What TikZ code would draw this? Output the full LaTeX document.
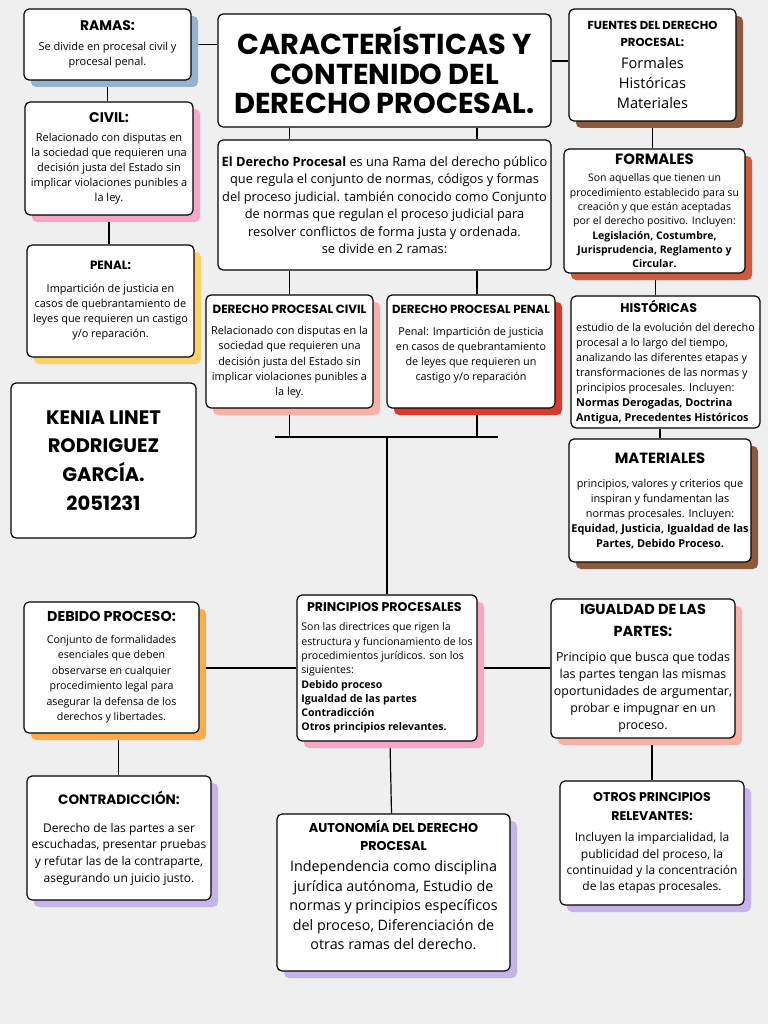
\documentclass[tikz,border=0pt]{standalone}
\usepackage{fontspec}
\setmainfont{Open Sans}
\newfontfamily\hdfont{Poppins}
\usetikzlibrary{shadows}

\definecolor{bgc}{HTML}{EFEFEF}
\definecolor{blueS}{HTML}{94B3D3}
\definecolor{pinkS}{HTML}{F5A7C5}
\definecolor{yellowS}{HTML}{FBD268}
\definecolor{salmonS}{HTML}{F8B0A6}
\definecolor{redS}{HTML}{D83A2C}
\definecolor{brownS}{HTML}{8C5A3E}
\definecolor{rustS}{HTML}{D05A3C}
\definecolor{orangeS}{HTML}{FFAA4C}
\definecolor{lilacS}{HTML}{C6B3EB}

\newcommand\hd[2][12]{{\hdfont\bfseries\fontsize{#1}{13}\selectfont #2}}
\newcommand\fs[2]{\fontsize{#1}{#2}\selectfont}

\pgfdeclarelayer{bgl}
\pgfdeclarelayer{lines}
\pgfsetlayers{bgl,lines,main}

\begin{document}
\begin{tikzpicture}[
  x=1pt, y=-1pt, font=\fs{11}{15},
  box/.style={draw, line width=1.2pt, rounded corners=5pt, fill=white, align=center, inner sep=1pt},
  sh/.style={drop shadow={shadow xshift=7pt, shadow yshift=-7pt, fill=#1, opacity=1}},
  conn/.style={line width=1.2pt}
]
  \useasboundingbox (0,0) rectangle (768,1024);
  \begin{pgfonlayer}{bgl}
    \fill[bgc] (0,0) rectangle (768,1024);
  \end{pgfonlayer}

  \node[box, sh=blueS, minimum width=167, minimum height=71] (ramas) at (107.5,44.5)
    {\hd[13.9]{RAMAS:}\\[5pt]Se divide en procesal civil y\\procesal penal.};
  \node[box, sh=pinkS, minimum width=168, minimum height=113] (civil) at (109,158.5)
    {\hd[14]{CIVIL:}\\[4pt]Relacionado con disputas en\\la sociedad que requieren una\\decisión justa del Estado sin\\implicar violaciones punibles a\\la ley.};
  \node[box, sh=yellowS, minimum width=167, minimum height=112, font=\fs{10.9}{15}] (penal) at (110.5,301)
    {\hd[12]{PENAL:}\\[8pt]Impartición de justicia en\\casos de quebrantamiento de\\leyes que requieren un castigo\\y/o reparación.};
  \node[box, minimum width=185, minimum height=155, font=\hdfont\bfseries\fs{19.5}{28.7}] (autor) at (103.5,460.5)
    {KENIA LINET\\RODRIGUEZ\\GARCÍA.\\2051231};

  \node[box, minimum width=333, minimum height=113, font=\hdfont\bfseries\fs{28.8}{29.5}] (titulo) at (384.5,70.5)
    {CARACTERÍSTICAS Y\\CONTENIDO DEL\\DERECHO PROCESAL.};
  \node[box, minimum width=333, minimum height=130, font=\fs{12.8}{17.5}] (def) at (384.5,205)
    {\textbf{El Derecho Procesal} es una Rama del derecho público\\que regula el conjunto de normas, códigos y formas\\del proceso judicial. también conocido como Conjunto\\de normas que regulan el proceso judicial para\\resolver conflictos de forma justa y ordenada.\\se divide en 2 ramas:};
  \node[box, sh=salmonS, minimum width=167, minimum height=113, font=\fs{10.9}{15.2}] (dpc) at (289.5,351.5)
    {\hd[11.9]{DERECHO PROCESAL CIVIL}\\[6pt]Relacionado con disputas en la\\sociedad que requieren una\\decisión justa del Estado sin\\implicar violaciones punibles a\\la ley.};
  \node[box, sh=redS, minimum width=168, minimum height=113, font=\fs{10.8}{15}] (dpp) at (471,351.5)
    {\hd[11.7]{DERECHO PROCESAL PENAL}\\[7pt]Penal: Impartición de justicia\\en casos de quebrantamiento\\de leyes que requieren un\\castigo y/o reparación\\[3pt]~};

  \node[box, sh=brownS, minimum width=167, minimum height=112, font=\fs{14.6}{20}] (fuentes) at (652.5,65)
    {\hd[11.6]{FUENTES DEL DERECHO}\\[-3pt]\hd[11.6]{PROCESAL:}\\[2pt]Formales\\Históricas\\Materiales};
  \node[box, sh=rustS, minimum width=181, minimum height=124, font=\fs{10.5}{14.3}] (formales) at (654.5,211)
    {\hd[14.9]{FORMALES}\\[3pt]Son aquellas que tienen un\\procedimiento establecido para su\\creación y que están aceptadas\\por el derecho positivo. Incluyen:\\\textbf{Legislación, Costumbre,}\\\textbf{Jurisprudencia, Reglamento y}\\\textbf{Circular.}};
  \node[box, align=left, minimum width=189, minimum height=132, font=\fs{10.85}{15}] (historicas) at (665.5,362)
    {\makebox[165pt]{\hd[12.6]{HISTÓRICAS}}\\[4pt]estudio de la evolución del derecho\\procesal a lo largo del tiempo,\\analizando las diferentes etapas y\\transformaciones de las normas y\\principios procesales. Incluyen:\\\textbf{Normas Derogadas, Doctrina}\\\textbf{Antigua, Precedentes Históricos}};
  \node[box, sh=brownS, minimum width=182, minimum height=123, font=\fs{10.9}{15}] (materiales) at (660,500.5)
    {\hd[14.8]{MATERIALES}\\[9pt]principios, valores y criterios que\\inspiran y fundamentan las\\normas procesales. Incluyen:\\\textbf{Equidad, Justicia, Igualdad de las}\\\textbf{Partes, Debido Proceso.}};

  \node[box, sh=pinkS, align=left, minimum width=180, minimum height=146, font=\fs{10.55}{14.3}] (principios) at (387,668)
    {\makebox[166pt]{\hd[12.6]{PRINCIPIOS PROCESALES}}\\[5pt]Son las directrices que rigen la\\estructura y funcionamiento de los\\procedimientos jurídicos. son los\\siguientes:\\\textbf{Debido proceso}\\\textbf{Igualdad de las partes}\\\textbf{Contradicción}\\\textbf{Otros principios relevantes.}};
  \node[box, sh=orangeS, minimum width=175, minimum height=131, font=\fs{10.66}{15.5}] (debido) at (111.5,667.5)
    {\hd[14.3]{DEBIDO PROCESO:}\\[6pt]Conjunto de formalidades\\esenciales que deben\\observarse en cualquier\\procedimiento legal para\\asegurar la defensa de los\\derechos y libertades.};
  \node[box, sh=lilacS, minimum width=184, minimum height=124, font=\fs{12}{16.7}] (contra) at (119,838)
    {\hd[13.6]{CONTRADICCIÓN:}\\[11pt]Derecho de las partes a ser\\escuchadas, presentar pruebas\\y refutar las de la contraparte,\\asegurando un juicio justo.};
  \node[box, sh=lilacS, minimum width=233, minimum height=157, font=\fs{14.35}{19.5}] (autonomia) at (393.5,892.5)
    {\hd[12.8]{AUTONOMÍA DEL DERECHO}\\[-1.5pt]\hd[12.8]{PROCESAL}\\[1.5pt]Independencia como disciplina\\jurídica autónoma, Estudio de\\normas y principios específicos\\del proceso, Diferenciación de\\otras ramas del derecho.\\[-4pt]~};
  \node[box, sh=salmonS, minimum width=184, minimum height=139, font=\fs{12.4}{17}] (igualdad) at (643,668.5)
    {\hd[14.5]{IGUALDAD DE LAS}\\[5pt]\hd[14.5]{PARTES:}\\[8pt]Principio que busca que todas\\las partes tengan las mismas\\oportunidades de argumentar,\\probar e impugnar en un\\proceso.};
  \node[box, sh=lilacS, minimum width=184, minimum height=124, font=\fs{12}{16.3}] (otros) at (652,843)
    {\hd[12.6]{OTROS PRINCIPIOS}\\[3pt]\hd[12.6]{RELEVANTES:}\\[5pt]Incluyen la imparcialidad, la\\publicidad del proceso, la\\continuidad y la concentración\\de las etapas procesales.};

  \coordinate (brL) at (275,437);
  \coordinate (brR) at (498,437);
  \coordinate (brM) at (387,437);

  \begin{pgfonlayer}{lines}
    \draw[conn] (ramas.east) -- (ramas.east -| titulo.west);
    \draw[conn] ([yshift=4pt]fuentes.west) -- ([yshift=4pt]fuentes.west -| titulo.east);
    \draw[conn] (ramas.south) -- (ramas.south |- civil.north);
    \draw[conn] (civil.south) -- (civil.south |- penal.north);
    \draw[conn] (dpc.north |- titulo.south) -- (dpc.north |- def.north);
    \draw[conn] ([xshift=6pt]dpp.north |- titulo.south) -- ([xshift=6pt]dpp.north |- def.north);
    \draw[conn] (dpc.north |- def.south) -- (dpc.north);
    \draw[conn] ([xshift=6pt]dpp.north |- def.south) -- ([xshift=6pt]dpp.north);
    \draw[conn] (dpc.south) -- (dpc.south |- brL);
    \draw[conn] ([xshift=6pt]dpp.south) -- ([xshift=6pt]dpp.south |- brL);
    \draw[conn] (brL) -- (brR);
    \draw[conn] (brM) -- (principios.north);
    \draw[conn] (fuentes.south) -- (fuentes.south |- formales.north);
    \draw[conn] ([xshift=1pt]formales.south) -- ([xshift=1pt]formales.south |- historicas.north);
    \draw[conn] (materiales.north) -- (materiales.north |- historicas.south);
    \draw[conn] (debido.east |- principios.west) -- (principios.west);
    \draw[conn] (principios.east) -- (principios.east -| igualdad.west);
    \draw[conn] ([xshift=3pt]principios.south) -- ([xshift=-2pt]autonomia.north);
    \draw[conn] ([xshift=7pt]debido.south) -- ([xshift=7pt]debido.south |- contra.north);
    \draw[conn] (otros.north) -- (otros.north |- igualdad.south);
  \end{pgfonlayer}
\end{tikzpicture}
\end{document}
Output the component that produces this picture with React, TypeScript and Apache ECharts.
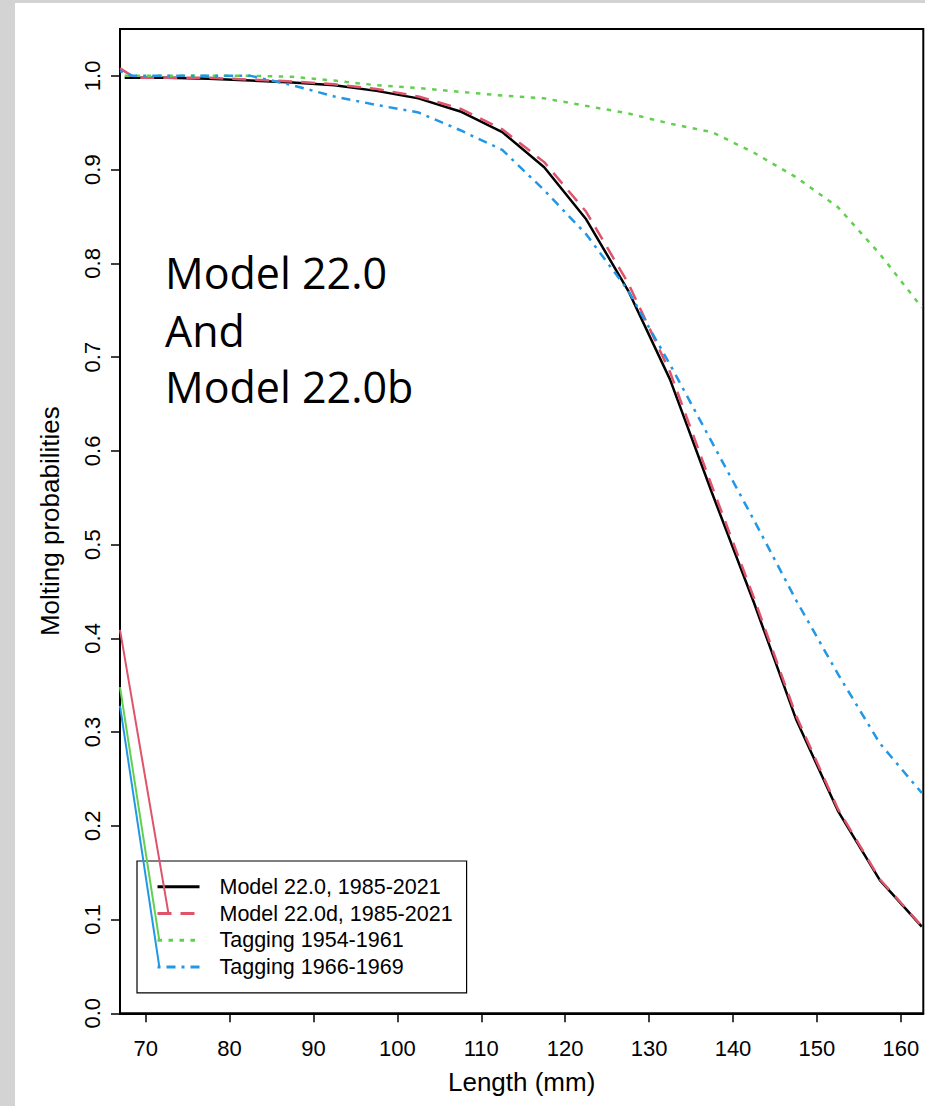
import React, { useEffect, useRef } from "react";
import * as echarts from "echarts";

// Lengths (mm) at which the curves are evaluated
const lengths = [67.5, 72.5, 77.5, 82.5, 87.5, 92.5, 97.5, 102.5, 107.5, 112.5, 117.5, 122.5, 127.5, 132.5, 137.5, 142.5, 147.5, 152.5, 157.5, 162.5];
// Model 22.0, 1985-2021
const model220 = [0.998, 0.998, 0.997, 0.995, 0.993, 0.99, 0.984, 0.976, 0.962, 0.94, 0.9025, 0.847, 0.771, 0.676, 0.555, 0.438, 0.314, 0.216, 0.142, 0.0925];
// Model 22.0d, 1985-2021 (values from 72.5 on, plus its lead-in from the left edge)
const model220dLeadX = [66.94, 68.7];
const model220dLeadY = [1.008, 0.998];
const model220d = [0.998, 0.998, 0.996, 0.994, 0.991, 0.986, 0.978, 0.965, 0.943, 0.908, 0.855, 0.779, 0.684, 0.562, 0.443, 0.318, 0.218, 0.143, 0.093];
// Tagging 1954-1961
const tagging5461 = [1.0, 1.0, 1.0, 1.0, 0.999, 0.995, 0.99, 0.987, 0.983, 0.979, 0.976, 0.968, 0.96, 0.949, 0.94, 0.918, 0.892, 0.86, 0.81, 0.753];
// Tagging 1966-1969 (values from 72.5 on, plus its lead-in from the left edge)
const tagging6669LeadX = [66.94, 68.5];
const tagging6669LeadY = [1.005, 1.0];
const tagging6669 = [1.0, 1.0, 1.0, 0.99, 0.978, 0.969, 0.961, 0.942, 0.921, 0.878, 0.831, 0.771, 0.692, 0.609, 0.526, 0.441, 0.362, 0.288, 0.235];
// Stray segments running from the left edge to the legend keys
const strayRedX = [66.94, 72.69];
const strayRedY = [0.409, 0.108];
const strayGreenX = [66.94, 71.62];
const strayGreenY = [0.348, 0.078];
const strayBlueX = [66.94, 71.62];
const strayBlueY = [0.328, 0.05];

const seriesNames = ["Model 22.0, 1985-2021", "Model 22.0d, 1985-2021", "Tagging 1954-1961", "Tagging 1966-1969"];
const seriesColors = ["#000000", "#DF536B", "#61D04F", "#2297E6"];

const xTicks = [70, 80, 90, 100, 110, 120, 130, 140, 150, 160];
const yTicks = [0, 0.1, 0.2, 0.3, 0.4, 0.5, 0.6, 0.7, 0.8, 0.9, 1.0];
const yTickLabels = ["0.0", "0.1", "0.2", "0.3", "0.4", "0.5", "0.6", "0.7", "0.8", "0.9", "1.0"];
const xRange = [66.94, 162.68];
const yRange = [0, 1.05];

const annotationLines = ["Model 22.0", "And", "Model 22.0b"];

const zip = (xs: number[], ys: number[]) => xs.map((x, i) => [x, ys[i]]);

const FONT = "'Liberation Sans', Arial, sans-serif";

export default function App() {
  const ref = useRef<HTMLDivElement>(null);
  useEffect(() => {
    if (!ref.current) return;
    const chart = echarts.init(ref.current, undefined, { renderer: "svg" });
    const lw = 2.5;
    const mainSeries = [
      { name: seriesNames[0], data: zip(lengths, model220), dash: "solid" as any },
      { name: seriesNames[1], data: [...zip(model220dLeadX, model220dLeadY), ...zip(lengths.slice(1), model220d)], dash: [14, 9] },
      { name: seriesNames[2], data: zip(lengths, tagging5461), dash: [4.5, 6.5] },
      { name: seriesNames[3], data: [...zip(tagging6669LeadX, tagging6669LeadY), ...zip(lengths.slice(1), tagging6669)], dash: [3, 6, 9, 6] },
    ].map((s, i) => ({
      type: "line",
      name: s.name,
      data: s.data,
      symbol: "none",
      showSymbol: false,
      color: seriesColors[i],
      lineStyle: { color: seriesColors[i], width: lw, type: s.dash, cap: "butt" },
      z: 3 + i,
    }));
    const strays = [
      [strayRedX, strayRedY, seriesColors[1]],
      [strayGreenX, strayGreenY, seriesColors[2]],
      [strayBlueX, strayBlueY, seriesColors[3]],
    ].map(([xs, ys, c]: any) => ({
      type: "line",
      data: zip(xs, ys),
      symbol: "none",
      showSymbol: false,
      silent: true,
      color: c,
      lineStyle: { color: c, width: 2, type: "solid" },
      z: 8,
    }));

    chart.setOption({
      animation: false,
      backgroundColor: "transparent",
      grid: {
        left: 105,
        top: 26,
        right: 1.7,
        bottom: 92.7,
        show: true,
        borderColor: "#000",
        borderWidth: 2,
        backgroundColor: "#fff",
      },
      xAxis: {
        type: "value",
        min: xRange[0],
        max: xRange[1],
        name: "Length (mm)",
        nameLocation: "middle",
        nameGap: 56,
        nameTextStyle: { fontSize: 26, fontFamily: FONT, color: "#000" },
        axisLine: { show: true, lineStyle: { color: "#000", width: 2 } },
        axisTick: { show: true, length: 9, lineStyle: { color: "#000", width: 1.5 }, customValues: xTicks },
        axisLabel: { fontSize: 22, fontFamily: FONT, color: "#000", margin: 24, customValues: xTicks },
        splitLine: { show: false },
      },
      yAxis: {
        type: "value",
        min: yRange[0],
        max: yRange[1],
        name: "Molting probabilities",
        nameLocation: "middle",
        nameGap: 57,
        nameTextStyle: { fontSize: 26, fontFamily: FONT, color: "#000" },
        axisLine: { show: true, lineStyle: { color: "#000", width: 2 } },
        axisTick: { show: true, length: 9, lineStyle: { color: "#000", width: 1.5 }, customValues: yTicks },
        axisLabel: {
          fontSize: 22,
          fontFamily: FONT,
          color: "#000",
          margin: 17,
          rotate: 90,
          customValues: yTicks,
          formatter: (v: number) => {
            const i = yTicks.findIndex((t) => Math.abs(t - v) < 1e-9);
            return i >= 0 ? yTickLabels[i] : "";
          },
        },
        splitLine: { show: false },
      },
      legend: {
        data: seriesNames,
        orient: "vertical",
        left: 122,
        top: 858,
        padding: [12.5, 14, 12.5, 19],
        itemWidth: 42,
        itemHeight: 14,
        itemGap: 0,
        borderColor: "#000",
        borderWidth: 1.2,
        borderRadius: 0,
        backgroundColor: "transparent",
        selectedMode: false,
        itemStyle: { opacity: 0, borderWidth: 0 },
        lineStyle: { width: 3 },
        textStyle: { fontSize: 21.5, fontFamily: FONT, color: "#000", lineHeight: 26.7, padding: [0, 0, 0, 15] },
      },
      graphic: annotationLines.map((t, i) => ({
        type: "text",
        x: 150,
        y: [269.5, 327, 383][i],
        z: 20,
        style: {
          text: t,
          font: "43px 'Open Sans', sans-serif",
          fill: "#000",
          verticalAlign: "middle",
          align: "left",
        },
      })),
      series: [...mainSeries, ...strays],
    });
    return () => chart.dispose();
  }, []);

  return (
    <div style={{ position: "absolute", left: 0, top: 0, width: 925, height: 1106, background: "#d3d3d3", overflow: "hidden" }}>
      <div ref={ref} style={{ position: "absolute", left: 15, top: 3, width: 910, height: 1103, background: "#fff" }} />
    </div>
  );
}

++++++++

### WHAT THIS TASK INVOLVES
What's needed is an exact copy of the records above from the line containing "Output the component" down to the line containing "import * as", both included, without any pictures.

### THE ANSWER
Output the component that produces this picture with React, TypeScript and Apache ECharts.
import React, { useEffect, useRef } from "react";
import * as echarts from "echarts";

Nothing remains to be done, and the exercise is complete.